Approval also creates the scaffolding the work needs:

  • hires any roles marked as new (and records them so they can be cleaned up)
  • a team grouping the roles
  • a project holding the sub-tickets
  • the pipeline template + run that drives it all
proposed → approved → executing → synthesizing → completed
↘ ↘ failed
↘ ↘ cancelled
Status Meaning
proposed The plan is ready and waiting for your one upfront approval
approved You approved it; materialization is in progress (hires, team, project, pipeline)
executing The generated pipeline is running: sub-tickets, discussion, work
synthesizing The sub-tickets are done; the synthesis step is producing the deliverable
completed Done: the deliverable landed on the parent ticket
failed A hard error, every sub-ticket failed, or the budget was exceeded
cancelled You cancelled it

A monotonic revision number tracks the proposal as the orchestrator revises it; the app records which revision you approved, so a mid-flight replan can’t silently change what you signed off on.

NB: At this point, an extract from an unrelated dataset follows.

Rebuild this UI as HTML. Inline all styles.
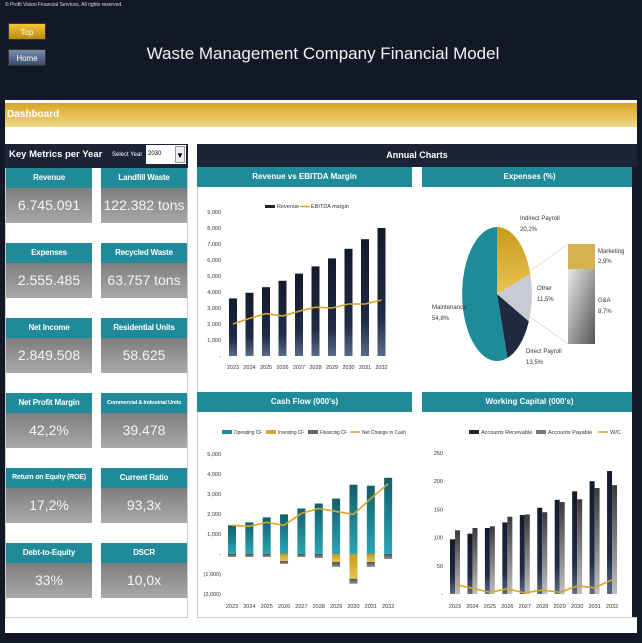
<!DOCTYPE html>
<html><head><meta charset="utf-8">
<style>
*{margin:0;padding:0;box-sizing:border-box}
body{width:642px;height:643px;background:#121826;font-family:"Liberation Sans",sans-serif;position:relative;overflow:hidden;color:#fff}
.a{position:absolute}
.btn{position:absolute;left:8px;width:38px;height:17px;font-size:8px;text-align:center;line-height:17px;color:#fff;border:1px solid #333}
.cardh{position:absolute;height:20px;background:#1f8a9a;font-size:8px;font-weight:bold;text-align:center;line-height:20px;color:#fff;white-space:nowrap;overflow:hidden;letter-spacing:-0.2px}
.cardv{position:absolute;height:35px;background:linear-gradient(#7e7e7e,#a9a9a9);font-size:14px;text-align:center;line-height:35px;color:#f4f4f4}
.th{position:absolute;height:20px;background:#1f8a9a;font-size:8px;font-weight:bold;text-align:center;line-height:20px;color:#fff}
svg text{font-family:"Liberation Sans",sans-serif}
</style></head><body>
<div class="a" style="left:5px;top:2px;font-size:5px;color:#ddd">© Profit Vision Financial Services. All rights reserved.</div>
<div class="btn" style="top:23px;background:linear-gradient(#f4c636,#b98a10)">Top</div>
<div class="btn" style="top:49px;background:linear-gradient(#7a8cad,#3b4c6d)">Home</div>
<div class="a" style="left:0;width:646px;top:44px;text-align:center;font-size:17px;color:#f2f2f2">Waste Management Company Financial Model</div>
<div class="a" style="left:5px;top:100px;width:632px;height:533px;background:#fff"></div>
<div class="a" style="left:5px;top:103px;width:632px;height:24px;background:linear-gradient(#d9a520,#f0d78a);font-size:10px;font-weight:bold;line-height:24px;padding-left:2px">Dashboard</div>
<div class="a" style="left:5px;top:144px;width:183px;height:474px;border:1px solid #ccc"></div>
<div class="a" style="left:5px;top:144px;width:183px;height:24px;background:#1b2436"></div>
<div class="a" style="left:9px;top:149px;font-size:9.5px;font-weight:bold">Key Metrics per Year</div>
<div class="a" style="left:112px;top:152px;font-size:6px">Select Year</div>
<div class="a" style="left:146px;top:145px;width:40px;height:19px;background:#fff;color:#000;font-size:6px;line-height:19px;padding-left:2px">2030</div>
<div class="a" style="left:175px;top:146px;width:10px;height:17px;background:#eee;border:1px solid #999;color:#000;font-size:8px;text-align:center;line-height:17px">▼</div>
<div id="cards"></div>
<div class="a" style="left:197px;top:144px;width:440px;height:474px;border:1px solid #ccc"></div>
<div class="a" style="left:197px;top:144px;width:440px;height:23px;background:#1b2436;text-align:center;font-size:9px;font-weight:bold;line-height:23px">Annual Charts</div>
<div class="th" style="left:197px;top:167px;width:215px">Revenue vs EBITDA Margin</div>
<div class="th" style="left:422px;top:167px;width:215px">Expenses (%)</div>
<div class="th" style="left:197px;top:392px;width:215px">Cash Flow (000's)</div>
<div class="th" style="left:422px;top:392px;width:215px">Working Capital (000's)</div>
<div class="a" style="left:412px;top:187px;width:10px;height:205px;background:#fff"></div>
<div class="a" style="left:632px;top:167px;width:10px;height:450px;background:#121826"></div>
<svg class="a" style="left:0;top:0" width="642" height="643" id="sv">
<defs>
<linearGradient id="nv" x1="0" y1="0" x2="0" y2="1"><stop offset="0" stop-color="#131a2a"/><stop offset="0.7" stop-color="#1f2a44"/><stop offset="1" stop-color="#5a6a88"/></linearGradient>
<linearGradient id="tl" x1="0" y1="0" x2="0" y2="1"><stop offset="0" stop-color="#145e6a"/><stop offset="1" stop-color="#2aa5b4"/></linearGradient>
<linearGradient id="gr" x1="0" y1="0" x2="0" y2="1"><stop offset="0" stop-color="#3a3a3a"/><stop offset="1" stop-color="#bfbfbf"/></linearGradient>
<linearGradient id="gd" x1="0" y1="0" x2="0" y2="1"><stop offset="0" stop-color="#c99a1a"/><stop offset="1" stop-color="#e7c453"/></linearGradient>
<linearGradient id="ga" x1="0" y1="0" x2="1" y2="1"><stop offset="0" stop-color="#e8e8e8"/><stop offset="1" stop-color="#555"/></linearGradient>
<linearGradient id="gy" x1="0" y1="0" x2="0" y2="1"><stop offset="0" stop-color="#555"/><stop offset="1" stop-color="#888"/></linearGradient>
</defs>
<g transform="translate(497,294) scale(0.52,1)">
<path id="p1" fill="url(#gd)"/><path id="p2" fill="#c8ccd2"/><path id="p3" fill="#1e2a40"/><path id="p4" fill="#1f8a9a"/>
</g>
<rect x="568" y="244" width="27" height="25" fill="#d4b250"/>
<rect x="568" y="269" width="27" height="75" fill="url(#ga)"/>
<line x1="532" y1="270" x2="568" y2="244" stroke="#ccc" stroke-width="0.6"/>
<line x1="530" y1="317" x2="568" y2="344" stroke="#ccc" stroke-width="0.6"/>
<g font-size="6" fill="#333">
<text x="520" y="220">Indirect Payroll</text><text x="520" y="231">20,2%</text>
<text x="598" y="253">Marketing</text><text x="598" y="263">2,9%</text>
<text x="537" y="290">Other</text><text x="537" y="301">11,5%</text>
<text x="598" y="302">G&amp;A</text><text x="598" y="313">8,7%</text>
<text x="432" y="309">Maintenance</text><text x="432" y="320">54,8%</text>
<text x="526" y="353">Direct Payroll</text><text x="526" y="364">13,5%</text>
</g>
</svg>
<script>
var cards=[["Revenue","6.745.091","Landfill Waste","122.382 tons"],["Expenses","2.555.485","Recycled Waste","63.757 tons"],["Net Income","2.849.508","Residential Units","58.625"],["Net Profit Margin","42,2%","Commercial & Industrial Units","39.478"],["Return on Equity (ROE)","17,2%","Current Ratio","93,3x"],["Debt-to-Equity","33%","DSCR","10,0x"]];
var h="";cards.forEach(function(c,i){var y=168+i*75;
function hd(x,t){var fs=t.length>24?5.6:(t.length>18?7:8);return '<div class="cardh" style="left:'+x+'px;top:'+y+'px;width:86px;font-size:'+fs+'px">'+t.replace("&","&amp;")+'</div>';}
h+=hd(6,c[0])+'<div class="cardv" style="left:6px;top:'+(y+20)+'px;width:86px">'+c[1]+'</div>';
h+=hd(101,c[2])+'<div class="cardv" style="left:101px;top:'+(y+20)+'px;width:86px">'+c[3]+'</div>';});
document.getElementById("cards").innerHTML=h;
var s="",yrs=[2023,2024,2025,2026,2027,2028,2029,2030,2031,2032];
function T(x,y,t,a,tl){s+='<text x="'+x+'" y="'+y+'" font-size="5.5" fill="#333"'+(a?' text-anchor="'+a+'"':'')+(tl?' textLength="'+tl+'" lengthAdjust="spacingAndGlyphs"':'')+'>'+t+'</text>';}
var rv=[3600,3950,4300,4700,5150,5600,6100,6700,7300,8000],eb=[2000,2350,2650,2500,2800,3050,3000,3250,3250,3500];
for(var k=0;k<=9;k++){var v=k*1000;T(221,356-v*0.016+2,k?(k+",000"):"-","end");}
var pts=[];yrs.forEach(function(y,i){var x=233+i*16.5;s+='<rect x="'+(x-4)+'" y="'+(356-rv[i]*0.016)+'" width="8" height="'+rv[i]*0.016+'" fill="url(#nv)"/>';T(x,369,y,"middle");pts.push(x+","+(356-eb[i]*0.016));});
s+='<polyline points="'+pts.join(" ")+'" fill="none" stroke="#d4a72c" stroke-width="1.6"/>';
s+='<rect x="265" y="205" width="10" height="3" fill="#1b2436"/>';T(277,208,"Revenue");s+='<line x1="300" y1="206.5" x2="310" y2="206.5" stroke="#d4a72c" stroke-width="1.5"/>';T(311,208,"EBITDA margin");
var op=[1450,1600,1850,2000,2300,2550,2800,3500,3450,3850],iv=[0,0,0,-350,0,0,-400,-1250,-400,0],fi=[-150,-150,-150,-150,-150,-200,-250,-250,-250,-250],nc=[1450,1400,1600,1450,2050,2300,2150,2000,2800,3550];
var lbl=["(2,000)","(1,000)","-","1,000","2,000","3,000","4,000","5,000"];
for(var k=-2;k<=5;k++)T(221,554-k*20+2,lbl[k+2],"end");
pts=[];yrs.forEach(function(y,i){var x=232+i*17.35,sc=0.0198;
s+='<rect x="'+(x-4)+'" y="'+(554-op[i]*sc)+'" width="8" height="'+op[i]*sc+'" fill="url(#tl)"/>';
s+='<rect x="'+(x-4)+'" y="554" width="8" height="'+(-iv[i]*sc)+'" fill="url(#gd)"/>';
s+='<rect x="'+(x-4)+'" y="'+(554-iv[i]*sc)+'" width="8" height="'+(-fi[i]*sc)+'" fill="url(#gy)"/>';
T(x,608,y,"middle");pts.push(x+","+(554-nc[i]*sc));});
s+='<polyline points="'+pts.join(" ")+'" fill="none" stroke="#d4a72c" stroke-width="1.6"/>';
s+='<rect x="222" y="430" width="10" height="4" fill="#1f8a9a"/>';T(234,434,"Operating CF","",28);
s+='<rect x="266" y="430" width="10" height="4" fill="#d4a72c"/>';T(278,434,"Investing CF","",26);
s+='<rect x="308" y="430" width="10" height="4" fill="#666"/>';T(320,434,"Financing CF","",27);
s+='<line x1="350" y1="432" x2="360" y2="432" stroke="#d4a72c" stroke-width="1.5"/>';T(362,434,"Net Change in Cash","",44);
var ar=[97,107,117,127,140,153,167,182,200,218],ap=[113,117,120,137,141,145,163,168,188,193],wc=[17,10,3,9,2,7,3,14,11,25];
for(var k=0;k<=5;k++)T(443,594-k*50*0.564+2,k?k*50:"-","end");
pts=[];yrs.forEach(function(y,i){var x=455+i*17.45,sc=0.564;
s+='<rect x="'+(x-5)+'" y="'+(594-ar[i]*sc)+'" width="5" height="'+ar[i]*sc+'" fill="url(#nv)"/>';
s+='<rect x="'+(x)+'" y="'+(594-ap[i]*sc)+'" width="5" height="'+ap[i]*sc+'" fill="url(#gr)"/>';
T(x,608,y,"middle");pts.push(x+","+(594-wc[i]*sc));});
s+='<polyline points="'+pts.join(" ")+'" fill="none" stroke="#d4a72c" stroke-width="1.6"/>';
s+='<rect x="469" y="430" width="10" height="4" fill="#1b2436"/>';T(481,434,"Accounts Receivable");
s+='<rect x="536" y="430" width="10" height="4" fill="#777"/>';T(548,434,"Accounts Payable");
s+='<line x1="598" y1="432" x2="608" y2="432" stroke="#d4a72c" stroke-width="1.5"/>';T(610,434,"W/C");
document.getElementById("sv").insertAdjacentHTML("beforeend",s);
var fr=[0.202,0.115,0.135,0.548],st=-Math.PI/2,R=67,ids=["p1","p2","p3","p4"];
fr.forEach(function(f,i){var e=st+f*2*Math.PI,x1=R*Math.cos(st),y1=R*Math.sin(st),x2=R*Math.cos(e),y2=R*Math.sin(e);
document.getElementById(ids[i]).setAttribute("d","M0,0L"+x1+","+y1+"A"+R+","+R+" 0 "+(f>0.5?1:0)+" 1 "+x2+","+y2+"Z");st=e;});
</script>
</body></html>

An orchestration always opens against a parent ticket and shares one discussion channel, so the whole effort is traceable to a single work item and the team talks in one room.

A kept-alive listener watches the generated pipeline and maps its terminal state back onto the orchestration and the parent ticket, so completion, failure, and budget-exceeded all surface in the places you already watch. The orchestration feature does not need its own execution engine.

You can cancel an orchestration at any time; the cancellation tears down the in-flight work.